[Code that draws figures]
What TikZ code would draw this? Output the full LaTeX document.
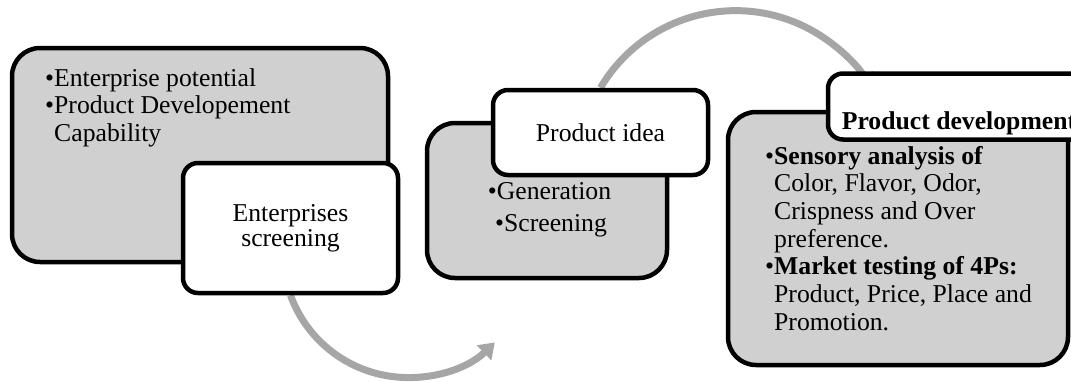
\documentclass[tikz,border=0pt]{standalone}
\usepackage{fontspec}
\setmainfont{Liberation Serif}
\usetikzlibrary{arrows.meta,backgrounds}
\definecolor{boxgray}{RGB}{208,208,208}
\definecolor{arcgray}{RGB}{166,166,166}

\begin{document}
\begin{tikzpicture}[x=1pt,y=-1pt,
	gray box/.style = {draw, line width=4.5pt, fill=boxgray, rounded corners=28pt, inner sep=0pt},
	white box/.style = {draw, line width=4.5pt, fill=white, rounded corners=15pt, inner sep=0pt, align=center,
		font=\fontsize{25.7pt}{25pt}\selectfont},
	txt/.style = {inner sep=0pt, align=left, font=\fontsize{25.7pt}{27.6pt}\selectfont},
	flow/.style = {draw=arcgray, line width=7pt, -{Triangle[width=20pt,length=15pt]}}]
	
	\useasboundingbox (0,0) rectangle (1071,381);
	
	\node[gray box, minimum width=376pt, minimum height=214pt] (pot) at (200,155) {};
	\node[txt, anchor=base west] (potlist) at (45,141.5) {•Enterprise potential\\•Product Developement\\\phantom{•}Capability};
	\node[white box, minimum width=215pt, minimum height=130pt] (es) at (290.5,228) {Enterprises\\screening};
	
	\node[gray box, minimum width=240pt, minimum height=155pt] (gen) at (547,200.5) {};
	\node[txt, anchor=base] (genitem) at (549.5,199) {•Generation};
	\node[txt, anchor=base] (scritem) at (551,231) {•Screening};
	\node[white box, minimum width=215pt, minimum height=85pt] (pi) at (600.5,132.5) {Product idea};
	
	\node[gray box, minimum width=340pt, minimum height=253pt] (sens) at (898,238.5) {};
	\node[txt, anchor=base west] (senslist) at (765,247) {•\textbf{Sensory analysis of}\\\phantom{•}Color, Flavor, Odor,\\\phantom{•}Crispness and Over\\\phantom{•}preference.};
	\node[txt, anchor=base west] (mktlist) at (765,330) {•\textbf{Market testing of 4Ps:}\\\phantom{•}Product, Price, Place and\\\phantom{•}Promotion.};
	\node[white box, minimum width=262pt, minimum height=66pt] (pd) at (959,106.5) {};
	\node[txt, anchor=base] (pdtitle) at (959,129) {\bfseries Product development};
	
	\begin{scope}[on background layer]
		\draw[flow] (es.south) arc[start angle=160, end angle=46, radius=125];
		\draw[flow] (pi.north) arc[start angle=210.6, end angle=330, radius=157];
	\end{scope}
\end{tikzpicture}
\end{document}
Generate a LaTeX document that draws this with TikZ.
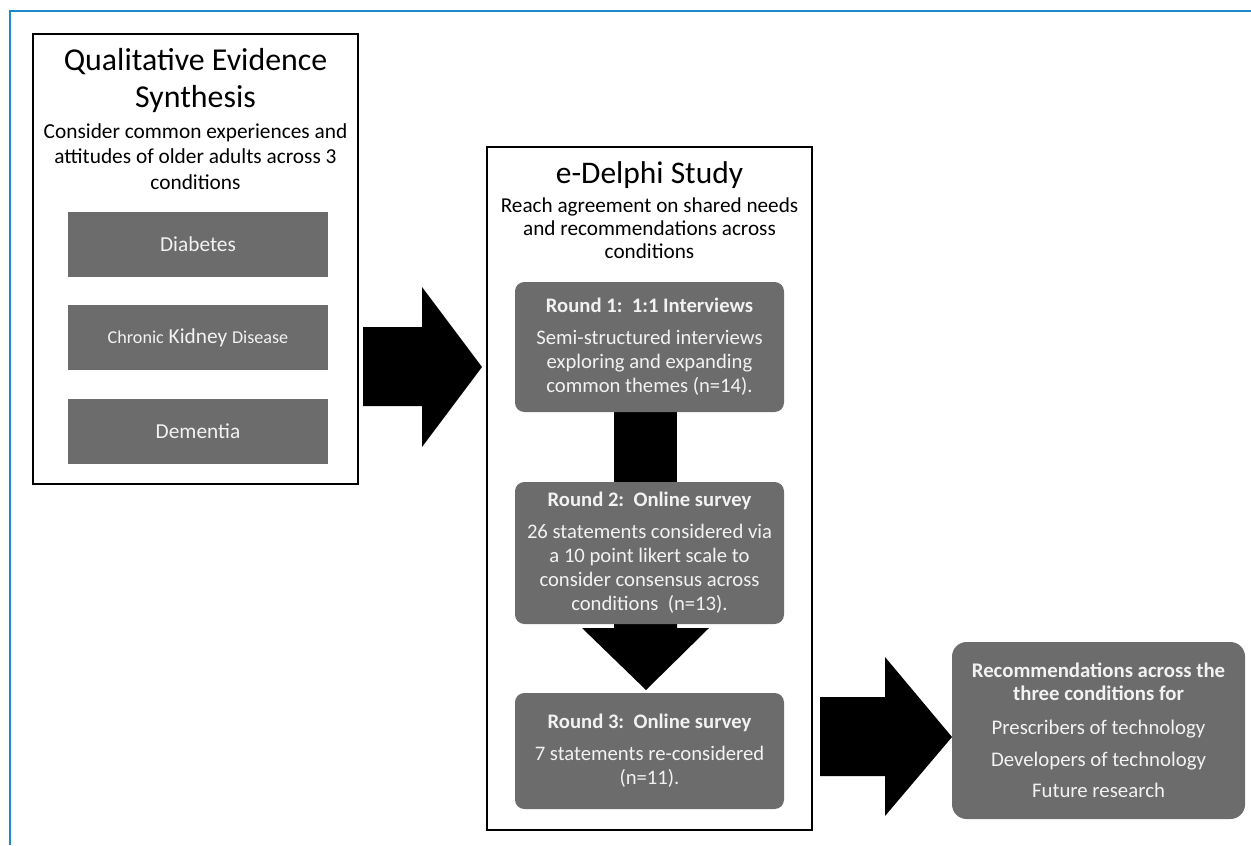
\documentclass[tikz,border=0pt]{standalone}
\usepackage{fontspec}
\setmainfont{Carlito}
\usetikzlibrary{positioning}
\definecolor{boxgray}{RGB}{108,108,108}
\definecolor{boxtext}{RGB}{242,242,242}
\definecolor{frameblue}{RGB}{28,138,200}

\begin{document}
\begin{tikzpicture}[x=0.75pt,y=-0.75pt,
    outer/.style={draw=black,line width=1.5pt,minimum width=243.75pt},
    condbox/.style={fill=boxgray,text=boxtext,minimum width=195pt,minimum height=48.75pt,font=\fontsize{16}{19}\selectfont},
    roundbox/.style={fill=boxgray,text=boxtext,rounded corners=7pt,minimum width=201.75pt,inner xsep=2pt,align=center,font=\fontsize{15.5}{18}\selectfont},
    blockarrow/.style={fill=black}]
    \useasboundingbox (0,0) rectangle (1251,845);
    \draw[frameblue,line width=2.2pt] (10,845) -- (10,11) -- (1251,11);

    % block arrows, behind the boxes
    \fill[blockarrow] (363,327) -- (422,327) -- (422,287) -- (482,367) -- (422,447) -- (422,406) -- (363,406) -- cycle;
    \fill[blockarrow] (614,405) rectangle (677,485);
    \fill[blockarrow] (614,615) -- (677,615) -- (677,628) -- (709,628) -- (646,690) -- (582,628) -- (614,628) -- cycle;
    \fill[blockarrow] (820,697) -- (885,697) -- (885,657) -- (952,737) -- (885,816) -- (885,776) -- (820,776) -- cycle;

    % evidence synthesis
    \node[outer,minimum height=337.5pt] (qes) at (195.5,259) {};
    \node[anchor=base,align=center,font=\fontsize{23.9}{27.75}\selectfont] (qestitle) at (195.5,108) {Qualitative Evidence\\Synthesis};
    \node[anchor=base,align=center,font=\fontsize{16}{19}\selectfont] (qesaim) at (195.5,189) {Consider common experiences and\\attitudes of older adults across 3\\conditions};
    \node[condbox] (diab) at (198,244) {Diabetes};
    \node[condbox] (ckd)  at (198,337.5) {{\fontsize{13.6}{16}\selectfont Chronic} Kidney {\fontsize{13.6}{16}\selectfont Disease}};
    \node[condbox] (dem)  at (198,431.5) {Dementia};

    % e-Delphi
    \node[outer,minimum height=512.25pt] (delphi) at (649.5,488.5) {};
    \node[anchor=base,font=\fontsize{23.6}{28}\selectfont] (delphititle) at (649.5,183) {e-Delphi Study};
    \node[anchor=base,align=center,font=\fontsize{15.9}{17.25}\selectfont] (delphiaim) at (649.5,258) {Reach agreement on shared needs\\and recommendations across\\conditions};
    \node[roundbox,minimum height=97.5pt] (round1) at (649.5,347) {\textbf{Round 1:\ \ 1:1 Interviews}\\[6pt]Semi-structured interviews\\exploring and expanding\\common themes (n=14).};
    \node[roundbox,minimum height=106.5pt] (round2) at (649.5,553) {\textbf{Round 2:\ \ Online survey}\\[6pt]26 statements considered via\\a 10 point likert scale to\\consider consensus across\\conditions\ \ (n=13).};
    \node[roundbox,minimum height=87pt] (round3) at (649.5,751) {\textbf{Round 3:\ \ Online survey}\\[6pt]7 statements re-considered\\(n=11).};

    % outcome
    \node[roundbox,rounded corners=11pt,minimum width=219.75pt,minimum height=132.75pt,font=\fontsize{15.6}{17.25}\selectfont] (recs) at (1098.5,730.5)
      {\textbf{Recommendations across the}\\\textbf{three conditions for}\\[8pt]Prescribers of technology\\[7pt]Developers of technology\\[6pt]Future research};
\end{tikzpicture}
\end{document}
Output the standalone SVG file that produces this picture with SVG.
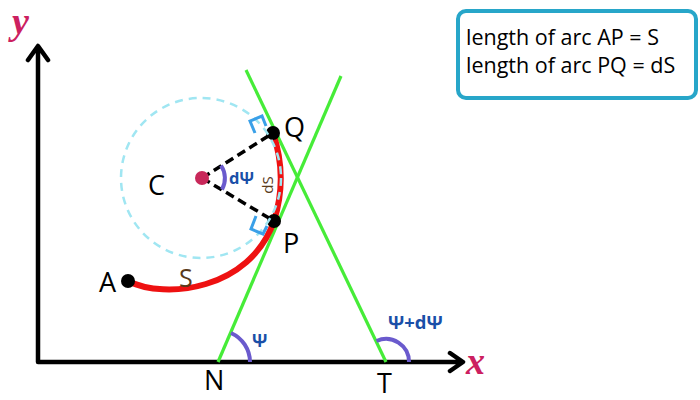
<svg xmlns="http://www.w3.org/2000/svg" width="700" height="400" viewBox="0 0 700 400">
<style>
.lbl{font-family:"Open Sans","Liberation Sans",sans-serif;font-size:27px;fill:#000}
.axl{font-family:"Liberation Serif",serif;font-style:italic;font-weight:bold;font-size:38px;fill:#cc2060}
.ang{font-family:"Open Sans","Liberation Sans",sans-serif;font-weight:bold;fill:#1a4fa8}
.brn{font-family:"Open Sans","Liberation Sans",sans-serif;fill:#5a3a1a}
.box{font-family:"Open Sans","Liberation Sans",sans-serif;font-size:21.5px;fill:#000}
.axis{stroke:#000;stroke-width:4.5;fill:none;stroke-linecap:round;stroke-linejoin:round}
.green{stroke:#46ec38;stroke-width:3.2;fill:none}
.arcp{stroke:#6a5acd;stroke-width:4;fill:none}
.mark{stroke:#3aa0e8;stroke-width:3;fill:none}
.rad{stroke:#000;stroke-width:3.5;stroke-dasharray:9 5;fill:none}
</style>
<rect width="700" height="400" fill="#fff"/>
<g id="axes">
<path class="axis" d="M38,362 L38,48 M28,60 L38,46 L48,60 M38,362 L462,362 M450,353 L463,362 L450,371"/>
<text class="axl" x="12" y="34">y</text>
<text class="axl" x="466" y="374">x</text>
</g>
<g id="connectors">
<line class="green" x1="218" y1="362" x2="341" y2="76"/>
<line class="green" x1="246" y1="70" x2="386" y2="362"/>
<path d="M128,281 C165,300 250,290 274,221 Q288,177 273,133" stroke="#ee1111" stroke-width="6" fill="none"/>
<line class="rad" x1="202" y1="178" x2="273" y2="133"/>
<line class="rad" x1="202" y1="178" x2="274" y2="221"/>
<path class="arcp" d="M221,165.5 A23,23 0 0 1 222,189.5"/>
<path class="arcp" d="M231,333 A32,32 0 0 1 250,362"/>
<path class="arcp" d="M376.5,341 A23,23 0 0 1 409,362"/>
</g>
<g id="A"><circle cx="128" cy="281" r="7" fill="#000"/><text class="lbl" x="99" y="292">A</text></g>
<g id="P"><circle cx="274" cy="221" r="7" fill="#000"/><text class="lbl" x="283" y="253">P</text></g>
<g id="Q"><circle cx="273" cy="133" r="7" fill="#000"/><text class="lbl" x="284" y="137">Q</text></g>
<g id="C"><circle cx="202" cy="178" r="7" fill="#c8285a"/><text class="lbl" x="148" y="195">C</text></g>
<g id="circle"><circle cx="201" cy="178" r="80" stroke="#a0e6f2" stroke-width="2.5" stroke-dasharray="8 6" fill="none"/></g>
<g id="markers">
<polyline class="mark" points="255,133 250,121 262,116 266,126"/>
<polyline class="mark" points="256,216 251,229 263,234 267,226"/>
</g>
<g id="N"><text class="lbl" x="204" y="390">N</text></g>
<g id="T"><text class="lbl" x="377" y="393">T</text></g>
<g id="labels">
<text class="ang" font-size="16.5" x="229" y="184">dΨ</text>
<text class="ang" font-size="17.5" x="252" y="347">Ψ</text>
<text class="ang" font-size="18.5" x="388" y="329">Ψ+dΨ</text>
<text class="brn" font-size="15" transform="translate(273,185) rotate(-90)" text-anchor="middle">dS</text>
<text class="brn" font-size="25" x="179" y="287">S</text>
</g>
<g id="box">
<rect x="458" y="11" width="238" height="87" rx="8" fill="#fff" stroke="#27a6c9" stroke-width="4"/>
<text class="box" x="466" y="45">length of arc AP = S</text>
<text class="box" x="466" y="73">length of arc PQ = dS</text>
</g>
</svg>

TASK TO CARRY OUT =
Among the lines of the material, find those that hold the word "with" and copy them.

OUTPUT FOR THIS TASK =
Generate a LaTeX document that draws this with TikZ.
Output the standalone SVG file that produces this picture with SVG.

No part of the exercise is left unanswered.